→ Task prompt
Write out all the data again, exactly as it stands.

→ Material provided
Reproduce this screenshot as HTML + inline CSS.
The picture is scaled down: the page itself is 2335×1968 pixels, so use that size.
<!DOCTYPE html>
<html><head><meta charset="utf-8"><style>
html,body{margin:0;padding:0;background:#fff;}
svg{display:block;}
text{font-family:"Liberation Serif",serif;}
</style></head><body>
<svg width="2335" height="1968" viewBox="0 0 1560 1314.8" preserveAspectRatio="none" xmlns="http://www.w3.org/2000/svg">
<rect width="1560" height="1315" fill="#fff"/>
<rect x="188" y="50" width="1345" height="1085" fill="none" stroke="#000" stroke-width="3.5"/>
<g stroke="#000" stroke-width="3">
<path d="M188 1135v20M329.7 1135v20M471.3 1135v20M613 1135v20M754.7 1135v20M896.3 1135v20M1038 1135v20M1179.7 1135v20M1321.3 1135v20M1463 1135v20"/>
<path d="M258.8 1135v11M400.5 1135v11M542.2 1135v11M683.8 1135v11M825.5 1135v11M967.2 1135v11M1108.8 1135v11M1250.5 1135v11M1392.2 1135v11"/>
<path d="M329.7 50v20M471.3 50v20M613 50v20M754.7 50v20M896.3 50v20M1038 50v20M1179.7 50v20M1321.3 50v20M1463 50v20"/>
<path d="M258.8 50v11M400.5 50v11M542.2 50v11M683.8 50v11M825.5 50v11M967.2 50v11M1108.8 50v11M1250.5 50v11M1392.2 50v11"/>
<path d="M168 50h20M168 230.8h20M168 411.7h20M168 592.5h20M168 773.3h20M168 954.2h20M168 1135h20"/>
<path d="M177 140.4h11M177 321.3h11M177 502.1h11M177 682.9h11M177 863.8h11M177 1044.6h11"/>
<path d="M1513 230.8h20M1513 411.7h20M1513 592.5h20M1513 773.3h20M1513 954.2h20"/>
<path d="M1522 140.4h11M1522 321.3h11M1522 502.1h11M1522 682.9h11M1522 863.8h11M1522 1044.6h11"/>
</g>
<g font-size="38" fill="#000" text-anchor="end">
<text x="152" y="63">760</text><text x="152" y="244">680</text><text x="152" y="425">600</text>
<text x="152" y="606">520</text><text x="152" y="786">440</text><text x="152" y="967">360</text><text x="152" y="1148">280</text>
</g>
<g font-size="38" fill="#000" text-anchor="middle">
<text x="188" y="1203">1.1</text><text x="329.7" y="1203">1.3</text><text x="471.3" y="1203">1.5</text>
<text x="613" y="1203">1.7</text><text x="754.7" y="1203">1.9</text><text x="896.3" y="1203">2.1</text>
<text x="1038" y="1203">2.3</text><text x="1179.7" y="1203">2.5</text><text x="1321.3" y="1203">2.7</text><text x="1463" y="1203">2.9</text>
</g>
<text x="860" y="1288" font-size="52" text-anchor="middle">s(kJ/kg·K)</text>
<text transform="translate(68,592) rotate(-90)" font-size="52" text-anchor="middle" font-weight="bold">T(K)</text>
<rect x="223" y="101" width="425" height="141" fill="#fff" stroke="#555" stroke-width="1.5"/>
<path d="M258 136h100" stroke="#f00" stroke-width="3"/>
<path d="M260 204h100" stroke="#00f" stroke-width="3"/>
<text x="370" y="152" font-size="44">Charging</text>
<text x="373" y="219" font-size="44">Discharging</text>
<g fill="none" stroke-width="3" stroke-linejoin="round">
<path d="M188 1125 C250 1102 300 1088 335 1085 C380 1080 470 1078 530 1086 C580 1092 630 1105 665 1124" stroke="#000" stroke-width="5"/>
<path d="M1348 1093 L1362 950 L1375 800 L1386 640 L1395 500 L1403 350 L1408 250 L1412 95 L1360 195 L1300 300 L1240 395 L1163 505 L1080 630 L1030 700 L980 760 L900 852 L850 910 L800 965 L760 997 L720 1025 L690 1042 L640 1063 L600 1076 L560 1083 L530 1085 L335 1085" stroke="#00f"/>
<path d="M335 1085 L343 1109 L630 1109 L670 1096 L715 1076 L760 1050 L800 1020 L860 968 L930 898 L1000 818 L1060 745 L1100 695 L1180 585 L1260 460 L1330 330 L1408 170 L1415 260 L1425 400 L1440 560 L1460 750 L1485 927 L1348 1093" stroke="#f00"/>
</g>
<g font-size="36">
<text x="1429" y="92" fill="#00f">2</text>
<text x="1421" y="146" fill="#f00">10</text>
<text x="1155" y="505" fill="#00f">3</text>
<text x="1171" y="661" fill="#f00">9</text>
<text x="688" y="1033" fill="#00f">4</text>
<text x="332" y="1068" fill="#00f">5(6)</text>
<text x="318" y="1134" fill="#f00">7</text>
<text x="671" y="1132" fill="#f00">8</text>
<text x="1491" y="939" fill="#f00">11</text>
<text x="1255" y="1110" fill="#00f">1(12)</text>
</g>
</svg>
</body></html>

→ Task solution
Reproduce this screenshot as HTML + inline CSS.
The picture is scaled down: the page itself is 2335×1968 pixels, so use that size.
<!DOCTYPE html>
<html><head><meta charset="utf-8"><style>
html,body{margin:0;padding:0;background:#fff;}
svg{display:block;}
text{font-family:"Liberation Serif",serif;}
</style></head><body>
<svg width="2335" height="1968" viewBox="0 0 1560 1314.8" preserveAspectRatio="none" xmlns="http://www.w3.org/2000/svg">
<rect width="1560" height="1315" fill="#fff"/>
<rect x="188" y="50" width="1345" height="1085" fill="none" stroke="#000" stroke-width="3.5"/>
<g stroke="#000" stroke-width="3">
<path d="M188 1135v20M329.7 1135v20M471.3 1135v20M613 1135v20M754.7 1135v20M896.3 1135v20M1038 1135v20M1179.7 1135v20M1321.3 1135v20M1463 1135v20"/>
<path d="M258.8 1135v11M400.5 1135v11M542.2 1135v11M683.8 1135v11M825.5 1135v11M967.2 1135v11M1108.8 1135v11M1250.5 1135v11M1392.2 1135v11"/>
<path d="M329.7 50v20M471.3 50v20M613 50v20M754.7 50v20M896.3 50v20M1038 50v20M1179.7 50v20M1321.3 50v20M1463 50v20"/>
<path d="M258.8 50v11M400.5 50v11M542.2 50v11M683.8 50v11M825.5 50v11M967.2 50v11M1108.8 50v11M1250.5 50v11M1392.2 50v11"/>
<path d="M168 50h20M168 230.8h20M168 411.7h20M168 592.5h20M168 773.3h20M168 954.2h20M168 1135h20"/>
<path d="M177 140.4h11M177 321.3h11M177 502.1h11M177 682.9h11M177 863.8h11M177 1044.6h11"/>
<path d="M1513 230.8h20M1513 411.7h20M1513 592.5h20M1513 773.3h20M1513 954.2h20"/>
<path d="M1522 140.4h11M1522 321.3h11M1522 502.1h11M1522 682.9h11M1522 863.8h11M1522 1044.6h11"/>
</g>
<g font-size="38" fill="#000" text-anchor="end">
<text x="152" y="63">760</text><text x="152" y="244">680</text><text x="152" y="425">600</text>
<text x="152" y="606">520</text><text x="152" y="786">440</text><text x="152" y="967">360</text><text x="152" y="1148">280</text>
</g>
<g font-size="38" fill="#000" text-anchor="middle">
<text x="188" y="1203">1.1</text><text x="329.7" y="1203">1.3</text><text x="471.3" y="1203">1.5</text>
<text x="613" y="1203">1.7</text><text x="754.7" y="1203">1.9</text><text x="896.3" y="1203">2.1</text>
<text x="1038" y="1203">2.3</text><text x="1179.7" y="1203">2.5</text><text x="1321.3" y="1203">2.7</text><text x="1463" y="1203">2.9</text>
</g>
<text x="860" y="1288" font-size="52" text-anchor="middle">s(kJ/kg·K)</text>
<text transform="translate(68,592) rotate(-90)" font-size="52" text-anchor="middle" font-weight="bold">T(K)</text>
<rect x="223" y="101" width="425" height="141" fill="#fff" stroke="#555" stroke-width="1.5"/>
<path d="M258 136h100" stroke="#f00" stroke-width="3"/>
<path d="M260 204h100" stroke="#00f" stroke-width="3"/>
<text x="370" y="152" font-size="44">Charging</text>
<text x="373" y="219" font-size="44">Discharging</text>
<g fill="none" stroke-width="3" stroke-linejoin="round">
<path d="M188 1125 C250 1102 300 1088 335 1085 C380 1080 470 1078 530 1086 C580 1092 630 1105 665 1124" stroke="#000" stroke-width="5"/>
<path d="M1348 1093 L1362 950 L1375 800 L1386 640 L1395 500 L1403 350 L1408 250 L1412 95 L1360 195 L1300 300 L1240 395 L1163 505 L1080 630 L1030 700 L980 760 L900 852 L850 910 L800 965 L760 997 L720 1025 L690 1042 L640 1063 L600 1076 L560 1083 L530 1085 L335 1085" stroke="#00f"/>
<path d="M335 1085 L343 1109 L630 1109 L670 1096 L715 1076 L760 1050 L800 1020 L860 968 L930 898 L1000 818 L1060 745 L1100 695 L1180 585 L1260 460 L1330 330 L1408 170 L1415 260 L1425 400 L1440 560 L1460 750 L1485 927 L1348 1093" stroke="#f00"/>
</g>
<g font-size="36">
<text x="1429" y="92" fill="#00f">2</text>
<text x="1421" y="146" fill="#f00">10</text>
<text x="1155" y="505" fill="#00f">3</text>
<text x="1171" y="661" fill="#f00">9</text>
<text x="688" y="1033" fill="#00f">4</text>
<text x="332" y="1068" fill="#00f">5(6)</text>
<text x="318" y="1134" fill="#f00">7</text>
<text x="671" y="1132" fill="#f00">8</text>
<text x="1491" y="939" fill="#f00">11</text>
<text x="1255" y="1110" fill="#00f">1(12)</text>
</g>
</svg>
</body></html>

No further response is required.